Though it has remained basically the same over the past century, the time to redefine the auto industry could have arrived as non-traditional players bring about revolutionary changes, said industry insiders.
"Truly it is time for us to reconsider vehicles as a result of our environmental concerns as well as the Internet's penetration into our daily lives," said Chen Ping, chief engineer of BJEV, the new-energy vehicle arm of BAIC Motor, at a press conference for the Global New-Energy Vehicle Conference to be held next month in Tianjin.
"Though cars' fundamental function as a means of transport will not change soon, they will be become electrified, connected to the Internet and smart," he said, citing the example of mobile phones that can be wirelessly charged in BJEV's electric car EV 200.
Guo Yongguang, vice-president of Tgood, a company specializing in charging infrastructure, said charging poles will be smart terminals of the future.
Data about battery management, car performance and even tire pressure will be collected as cars are charged. Suggestions on maintenance issues will then be made, said Guo.
"Those are things that you won't get in traditional cars," he said.
Yang Hongze, CEO of telematics maker Auto Link World, said new-energy vehicles are a trend that could change everyday life.
With it hard to persuade individuals to purchase new energy vehicles because they are more expensive than gasoline-powered cars, rentals might become a new part of mobility, said Yang.
"You might rent a QQ to get to work in the morning and a Ferrari for a date at night while the cost combined might equal that of owning a Buick," said Yang.

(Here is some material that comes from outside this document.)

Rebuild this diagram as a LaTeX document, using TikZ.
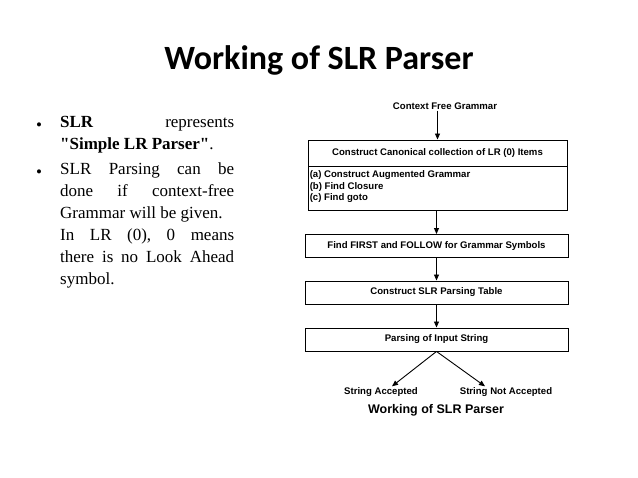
\documentclass[tikz,border=0pt]{standalone}
\usepackage{fontspec}
\setmainfont{Liberation Serif}
\setsansfont{Liberation Sans}
\newfontfamily\titlefont{Carlito}
\usetikzlibrary{arrows.meta}
\begin{document}
\begin{tikzpicture}[x=1pt,y=-1pt,
  box/.style={draw,line width=0.9pt,minimum height=23pt,inner sep=0pt,font=\sffamily\bfseries\fontsize{9.6}{11}\selectfont},
  lbl/.style={font=\sffamily\bfseries\fontsize{9.6}{11}\selectfont,inner sep=1pt},
  bul/.style={font=\fontsize{17}{20}\selectfont,inner sep=0pt},
  para/.style={anchor=north west,inner sep=0pt,text width=174pt,align=justify,font=\fontsize{17}{22}\selectfont},
  arr/.style={-{Triangle[length=6pt,width=5pt]},line width=0.9pt}]
\useasboundingbox (0,0) rectangle (638,478);
\node[font=\titlefont\bfseries\fontsize{34}{38}\selectfont] (title) at (319,60) {Working of SLR Parser};
\node[bul] (d1) at (39,127) {\textbullet};
\node[bul] (d2) at (39,174) {\textbullet};
\node[para] (p1) at (60,116) {\textbf{SLR}\hfill represents\\ \textbf{\textquotedbl Simple LR Parser\textquotedbl}.};
\node[para] (p2) at (60,163) {SLR\hfill Parsing\hfill can\hfill be\\ done\hfill if\hfill context-free\\ Grammar will be given.\\ In\hfill LR\hfill (0),\hfill 0\hfill means\\ there\hfill is\hfill no\hfill Look\hfill Ahead\\ symbol.};
\node[lbl] (cfg) at (445,106) {Context Free Grammar};
\node[box,minimum width=259pt,minimum height=26pt] (b1) at (437.5,153) {Construct Canonical collection of LR (0) Items};
\node[draw,line width=0.9pt,minimum width=259pt,minimum height=44pt,inner sep=0pt,anchor=north] (b2) at (b1.south) {};
\node[anchor=north west,align=left,font=\sffamily\bfseries\fontsize{9.6}{11.5}\selectfont,inner sep=1pt] (b2t) at ([xshift=1pt,yshift=-3pt]b2.north west) {(a) Construct Augmented Grammar\\(b) Find Closure\\(c) Find goto};
\node[box,minimum width=263pt] (b3) at (436.5,246) {Find FIRST and FOLLOW for Grammar Symbols};
\node[box,minimum width=263pt] (b4) at (436.5,292.5) {Construct SLR Parsing Table};
\node[box,minimum width=263pt] (b5) at (436.5,339.5) {Parsing of Input String};
\node[lbl] (acc) at (381,392) {String Accepted};
\node[lbl] (nacc) at (506,392) {String Not Accepted};
\node[font=\sffamily\bfseries\fontsize{12.5}{14}\selectfont] (cap) at (436,410) {Working of SLR Parser};
\draw[arr] (cfg.south -| b1.north) -- (b1.north);
\draw[arr] (b2.south -| b3.north) -- (b3.north);
\draw[arr] (b3) -- (b4);
\draw[arr] (b4) -- (b5);
\draw[arr] (b5.south) -- ([xshift=11pt]acc.north);
\draw[arr] (b5.south) -- ([xshift=-21pt]nacc.north);
\end{tikzpicture}
\end{document}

But he added a mind-boggling picture is the thought that automated driving could become commonplace.
"Although it is uncertain there might be even more dramatic changes," said Yang.
Chen Feng, chairman of electric vehicle maker Skio Matrix, said the look as well as function would become different if automated driving becomes a reality.
"If people don't have to drive themselves, the car might be a mobile office or an entertainment room where you can sing and dance," said Chen.
Citing Tesla's success, Chen believes that it will be tech companies that bring about the revolution instead of traditional automakers. "After all, it is harder to stage a revolution against oneself than against others."
Drivers should also be involved in designing the future auto industry because it is they who use cars every day, said Li Hong, deputy general manger of D1EV.com, one organizer of the conference to be held in Tianjin.
"That's we invite individuals to share their likes and dislikes about new-energy vehicles at the upcoming event."